__Data shown__:
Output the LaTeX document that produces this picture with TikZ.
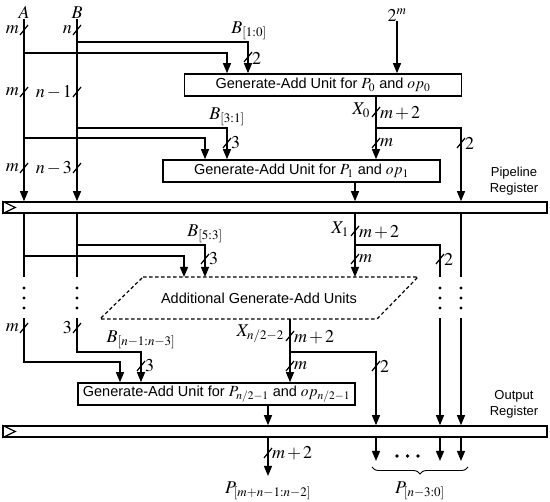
\documentclass[tikz,border=0pt]{standalone}
\usepackage{mathptmx}
\usepackage{fontspec}
\setmainfont{Liberation Serif}
\setsansfont{Liberation Sans}
\DeclareMathSizes{18}{18}{13}{10}
\DeclareMathSizes{14.5}{15.5}{11.5}{9}
\medmuskip=2mu plus 1mu minus 1mu
\usetikzlibrary{arrows.meta,decorations.pathreplacing}
\tikzset{
  wire/.style={line width=1.2pt},
  arr/.style={wire,-{Triangle[length=10pt,width=8pt]}},
  unit/.style={draw,line width=1.6pt,minimum height=22pt,minimum width=277pt,
               inner sep=0pt,font=\fontsize{14.5}{16}\sffamily},
  reg/.style={draw,line width=1.6pt,minimum height=11pt,minimum width=544pt,inner sep=0pt},
  lbl/.style={font=\fontsize{18}{20}\selectfont,inner sep=0pt},
  side/.style={font=\fontsize{13}{16}\sffamily,align=center},
  buswidth/.pic={\draw[wire] (-4,5) -- (4,-5);},
  vdots/.pic={\fill (0,-10) circle (1.7pt) (0,0) circle (1.7pt) (0,10) circle (1.7pt);},
}
\begin{document}
\begin{tikzpicture}[x=1pt,y=-1pt]
    \useasboundingbox (0,0) rectangle (550,502);
    % registers
    \node[reg] (pipe) at (275,207.5) {};
    \node[reg] (outr) at (275,431.5) {};
    \foreach \r in {pipe,outr}
      \draw[wire] (\r.north west) -- ([xshift=13pt]\r.west) -- (\r.south west);
    \node[side] (pipelbl) at (514,181) {Pipeline\\Register};
    \node[side] (outlbl) at (514,404) {Output\\Register};
    % generate-add units
    \node[unit] (ga0) at (323,85) {Generate-Add Unit for $P_0$ and $op_0$};
    \node[unit] (ga1) at (301.5,171) {Generate-Add Unit for $P_1$ and $op_1$};
    \node[unit] (ga3) at (216.5,394) {Generate-Add Unit for $P_{n/2-1}$ and $op_{n/2-1}$};
    \coordinate (add-nw) at (143,277);
    \coordinate (add-ne) at (418,277);
    \coordinate (add-se) at (377,319);
    \coordinate (add-sw) at (100,319);
    \draw[wire,dash pattern=on 3.5pt off 2.5pt] (add-nw) -- (add-ne) -- (add-se) -- (add-sw) -- cycle;
    \node[font=\fontsize{14.5}{16}\sffamily] (addl) at (259,298) {Additional Generate-Add Units};
    % inputs
    \node[lbl,anchor=south] (inA) at (24,19) {$A$};
    \node[lbl,anchor=south] (inB) at (77,19) {$B$};
    \node[lbl] (in2m) at (397,15) {$2^m$};
    \draw[arr] (inA.south) -- (inA.south |- pipe.north);
    \draw[arr] (inB.south) -- (inB.south |- pipe.north);
    \draw[arr] (in2m) -- (in2m |- ga0.north);
    \foreach \y/\t in {30/m,92/m,168/m} {
      \pic at (24,\y) {buswidth};
      \node[lbl,left=5pt] at (24,\y) {$\t$};
    }
    \foreach \y/\t in {30/n,92/n-1,168/n-3} {
      \pic at (77,\y) {buswidth};
      \node[lbl,left=5pt] at (77,\y) {$\t$};
    }
    % stage 0
    \draw[arr] (24,53) -| (227,0 |- ga0.north);
    \draw[arr] (77,42) -| (248,0 |- ga0.north);
    \node[lbl] (b10) at (249,31) {$B_{[1:0]}$};
    \pic at (248,57) {buswidth};
    \node[lbl,right=4pt] at (248,58) {$2$};
    \draw[arr] (376,0 |- ga0.south) -- (376,0 |- ga1.north);
    \draw[arr] (376,128) -| (461,0 |- pipe.north);
    \pic at (376,112) {buswidth};
    \node[lbl,left=6pt] at (376,110) {$X_0$};
    \node[lbl,right=4pt] at (376,113) {$m+2$};
    \pic at (376,143) {buswidth};
    \node[lbl,right=4pt] at (376,143) {$m$};
    \pic at (461,143) {buswidth};
    \node[lbl,right=4pt] at (461,143) {$2$};
    % stage 1
    \draw[arr] (24,138) -| (205,0 |- ga1.north);
    \draw[arr] (77,128) -| (227,0 |- ga1.north);
    \node[lbl] (b31) at (227,117) {$B_{[3:1]}$};
    \pic at (227,143) {buswidth};
    \node[lbl,right=4pt] at (227,143) {$3$};
    \draw[arr] (355,0 |- ga1.south) -- (355,0 |- pipe.north);
    % after pipeline register
    \draw[wire] (24,0 |- pipe.south) -- (24,277);
    \draw[wire] (77,0 |- pipe.south) -- (77,277);
    \draw[wire] (440,245) -- (440,277);
    \draw[wire] (461,0 |- pipe.south) -- (461,277);
    \foreach \x in {24,77,440,461}
      \pic at (\x,298) {vdots};
    \draw[arr] (24,256) -| (184,0 |- add-nw);
    \draw[arr] (77,245) -| (205,0 |- add-nw);
    \node[lbl] (b53) at (205,234) {$B_{[5:3]}$};
    \pic at (205,259) {buswidth};
    \node[lbl,right=4pt] at (205,259) {$3$};
    \draw[arr] (355,0 |- pipe.south) -- (355,0 |- add-nw);
    \draw[wire] (355,245) -| (440,277);
    \pic at (355,231) {buswidth};
    \node[lbl,left=6pt] at (355,229) {$X_1$};
    \node[lbl,right=4pt] at (355,232) {$m+2$};
    \pic at (355,259) {buswidth};
    \node[lbl,right=4pt] at (355,259) {$m$};
    \pic at (440,259) {buswidth};
    \node[lbl,right=4pt] at (440,259) {$2$};
    % last stage
    \pic at (24,328) {buswidth};
    \node[lbl,left=5pt] at (24,328) {$m$};
    \pic at (77,328) {buswidth};
    \node[lbl,left=5pt] at (77,328) {$3$};
    \draw[arr] (24,318) |- (120,362) -- (120,0 |- ga3.north);
    \draw[arr] (77,318) |- (141,352) -- (141,0 |- ga3.north);
    \node[lbl] (bn13) at (141,340) {$B_{[n-1:n-3]}$};
    \pic at (141,366) {buswidth};
    \node[lbl,right=4pt] at (141,366) {$3$};
    \draw[arr] (290,0 |- add-sw) -- (290,0 |- ga3.north);
    \draw[arr] (290,352) -| (376,0 |- outr.north);
    \pic at (290,336) {buswidth};
    \node[lbl,left=6pt] at (290,334) {$X_{n/2-2}$};
    \node[lbl,right=4pt] at (290,337) {$m+2$};
    \pic at (290,366) {buswidth};
    \node[lbl,right=4pt] at (290,366) {$m$};
    \pic at (376,366) {buswidth};
    \node[lbl,right=4pt] at (376,366) {$2$};
    \draw[arr] (440,318) -- (440,0 |- outr.north);
    \draw[arr] (461,318) -- (461,0 |- outr.north);
    \draw[arr] (268,0 |- ga3.south) -- (268,0 |- outr.north);
    % outputs
    \draw[arr] (268,0 |- outr.south) -- (268,476);
    \pic at (268,453) {buswidth};
    \node[lbl,right=4pt] at (268,453) {$m+2$};
    \node[lbl] (phigh) at (268,491) {$P_{[m+n-1:n-2]}$};
    \foreach \x in {397,407.5,418}
      \fill (\x,456) circle (1.8pt);
    \foreach \x in {376,440,461}
      \draw[arr] (\x,0 |- outr.south) -- (\x,461);
    \draw[line width=0.9pt,decorate,decoration={brace,mirror,amplitude=7pt}] (372,467) -- (468,467);
    \node[lbl] (plow) at (420,491) {$P_{[n-3:0]}$};
\end{tikzpicture}
\end{document}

__Your objective__: Give every line back word for word and leave the pictures out.

__Solution below__:
Output the LaTeX document that produces this picture with TikZ.
\documentclass[tikz,border=0pt]{standalone}
\usepackage{mathptmx}
\usepackage{fontspec}
\setmainfont{Liberation Serif}
\setsansfont{Liberation Sans}
\DeclareMathSizes{18}{18}{13}{10}
\DeclareMathSizes{14.5}{15.5}{11.5}{9}
\medmuskip=2mu plus 1mu minus 1mu
\usetikzlibrary{arrows.meta,decorations.pathreplacing}
\tikzset{
  wire/.style={line width=1.2pt},
  arr/.style={wire,-{Triangle[length=10pt,width=8pt]}},
  unit/.style={draw,line width=1.6pt,minimum height=22pt,minimum width=277pt,
               inner sep=0pt,font=\fontsize{14.5}{16}\sffamily},
  reg/.style={draw,line width=1.6pt,minimum height=11pt,minimum width=544pt,inner sep=0pt},
  lbl/.style={font=\fontsize{18}{20}\selectfont,inner sep=0pt},
  side/.style={font=\fontsize{13}{16}\sffamily,align=center},
  buswidth/.pic={\draw[wire] (-4,5) -- (4,-5);},
  vdots/.pic={\fill (0,-10) circle (1.7pt) (0,0) circle (1.7pt) (0,10) circle (1.7pt);},
}
\begin{document}
\begin{tikzpicture}[x=1pt,y=-1pt]
    \useasboundingbox (0,0) rectangle (550,502);
    % registers
    \node[reg] (pipe) at (275,207.5) {};
    \node[reg] (outr) at (275,431.5) {};
    \foreach \r in {pipe,outr}
      \draw[wire] (\r.north west) -- ([xshift=13pt]\r.west) -- (\r.south west);
    \node[side] (pipelbl) at (514,181) {Pipeline\\Register};
    \node[side] (outlbl) at (514,404) {Output\\Register};
    % generate-add units
    \node[unit] (ga0) at (323,85) {Generate-Add Unit for $P_0$ and $op_0$};
    \node[unit] (ga1) at (301.5,171) {Generate-Add Unit for $P_1$ and $op_1$};
    \node[unit] (ga3) at (216.5,394) {Generate-Add Unit for $P_{n/2-1}$ and $op_{n/2-1}$};
    \coordinate (add-nw) at (143,277);
    \coordinate (add-ne) at (418,277);
    \coordinate (add-se) at (377,319);
    \coordinate (add-sw) at (100,319);
    \draw[wire,dash pattern=on 3.5pt off 2.5pt] (add-nw) -- (add-ne) -- (add-se) -- (add-sw) -- cycle;
    \node[font=\fontsize{14.5}{16}\sffamily] (addl) at (259,298) {Additional Generate-Add Units};
    % inputs
    \node[lbl,anchor=south] (inA) at (24,19) {$A$};
    \node[lbl,anchor=south] (inB) at (77,19) {$B$};
    \node[lbl] (in2m) at (397,15) {$2^m$};
    \draw[arr] (inA.south) -- (inA.south |- pipe.north);
    \draw[arr] (inB.south) -- (inB.south |- pipe.north);
    \draw[arr] (in2m) -- (in2m |- ga0.north);
    \foreach \y/\t in {30/m,92/m,168/m} {
      \pic at (24,\y) {buswidth};
      \node[lbl,left=5pt] at (24,\y) {$\t$};
    }
    \foreach \y/\t in {30/n,92/n-1,168/n-3} {
      \pic at (77,\y) {buswidth};
      \node[lbl,left=5pt] at (77,\y) {$\t$};
    }
    % stage 0
    \draw[arr] (24,53) -| (227,0 |- ga0.north);
    \draw[arr] (77,42) -| (248,0 |- ga0.north);
    \node[lbl] (b10) at (249,31) {$B_{[1:0]}$};
    \pic at (248,57) {buswidth};
    \node[lbl,right=4pt] at (248,58) {$2$};
    \draw[arr] (376,0 |- ga0.south) -- (376,0 |- ga1.north);
    \draw[arr] (376,128) -| (461,0 |- pipe.north);
    \pic at (376,112) {buswidth};
    \node[lbl,left=6pt] at (376,110) {$X_0$};
    \node[lbl,right=4pt] at (376,113) {$m+2$};
    \pic at (376,143) {buswidth};
    \node[lbl,right=4pt] at (376,143) {$m$};
    \pic at (461,143) {buswidth};
    \node[lbl,right=4pt] at (461,143) {$2$};
    % stage 1
    \draw[arr] (24,138) -| (205,0 |- ga1.north);
    \draw[arr] (77,128) -| (227,0 |- ga1.north);
    \node[lbl] (b31) at (227,117) {$B_{[3:1]}$};
    \pic at (227,143) {buswidth};
    \node[lbl,right=4pt] at (227,143) {$3$};
    \draw[arr] (355,0 |- ga1.south) -- (355,0 |- pipe.north);
    % after pipeline register
    \draw[wire] (24,0 |- pipe.south) -- (24,277);
    \draw[wire] (77,0 |- pipe.south) -- (77,277);
    \draw[wire] (440,245) -- (440,277);
    \draw[wire] (461,0 |- pipe.south) -- (461,277);
    \foreach \x in {24,77,440,461}
      \pic at (\x,298) {vdots};
    \draw[arr] (24,256) -| (184,0 |- add-nw);
    \draw[arr] (77,245) -| (205,0 |- add-nw);
    \node[lbl] (b53) at (205,234) {$B_{[5:3]}$};
    \pic at (205,259) {buswidth};
    \node[lbl,right=4pt] at (205,259) {$3$};
    \draw[arr] (355,0 |- pipe.south) -- (355,0 |- add-nw);
    \draw[wire] (355,245) -| (440,277);
    \pic at (355,231) {buswidth};
    \node[lbl,left=6pt] at (355,229) {$X_1$};
    \node[lbl,right=4pt] at (355,232) {$m+2$};
    \pic at (355,259) {buswidth};
    \node[lbl,right=4pt] at (355,259) {$m$};
    \pic at (440,259) {buswidth};
    \node[lbl,right=4pt] at (440,259) {$2$};
    % last stage
    \pic at (24,328) {buswidth};
    \node[lbl,left=5pt] at (24,328) {$m$};
    \pic at (77,328) {buswidth};
    \node[lbl,left=5pt] at (77,328) {$3$};
    \draw[arr] (24,318) |- (120,362) -- (120,0 |- ga3.north);
    \draw[arr] (77,318) |- (141,352) -- (141,0 |- ga3.north);
    \node[lbl] (bn13) at (141,340) {$B_{[n-1:n-3]}$};
    \pic at (141,366) {buswidth};
    \node[lbl,right=4pt] at (141,366) {$3$};
    \draw[arr] (290,0 |- add-sw) -- (290,0 |- ga3.north);
    \draw[arr] (290,352) -| (376,0 |- outr.north);
    \pic at (290,336) {buswidth};
    \node[lbl,left=6pt] at (290,334) {$X_{n/2-2}$};
    \node[lbl,right=4pt] at (290,337) {$m+2$};
    \pic at (290,366) {buswidth};
    \node[lbl,right=4pt] at (290,366) {$m$};
    \pic at (376,366) {buswidth};
    \node[lbl,right=4pt] at (376,366) {$2$};
    \draw[arr] (440,318) -- (440,0 |- outr.north);
    \draw[arr] (461,318) -- (461,0 |- outr.north);
    \draw[arr] (268,0 |- ga3.south) -- (268,0 |- outr.north);
    % outputs
    \draw[arr] (268,0 |- outr.south) -- (268,476);
    \pic at (268,453) {buswidth};
    \node[lbl,right=4pt] at (268,453) {$m+2$};
    \node[lbl] (phigh) at (268,491) {$P_{[m+n-1:n-2]}$};
    \foreach \x in {397,407.5,418}
      \fill (\x,456) circle (1.8pt);
    \foreach \x in {376,440,461}
      \draw[arr] (\x,0 |- outr.south) -- (\x,461);
    \draw[line width=0.9pt,decorate,decoration={brace,mirror,amplitude=7pt}] (372,467) -- (468,467);
    \node[lbl] (plow) at (420,491) {$P_{[n-3:0]}$};
\end{tikzpicture}
\end{document}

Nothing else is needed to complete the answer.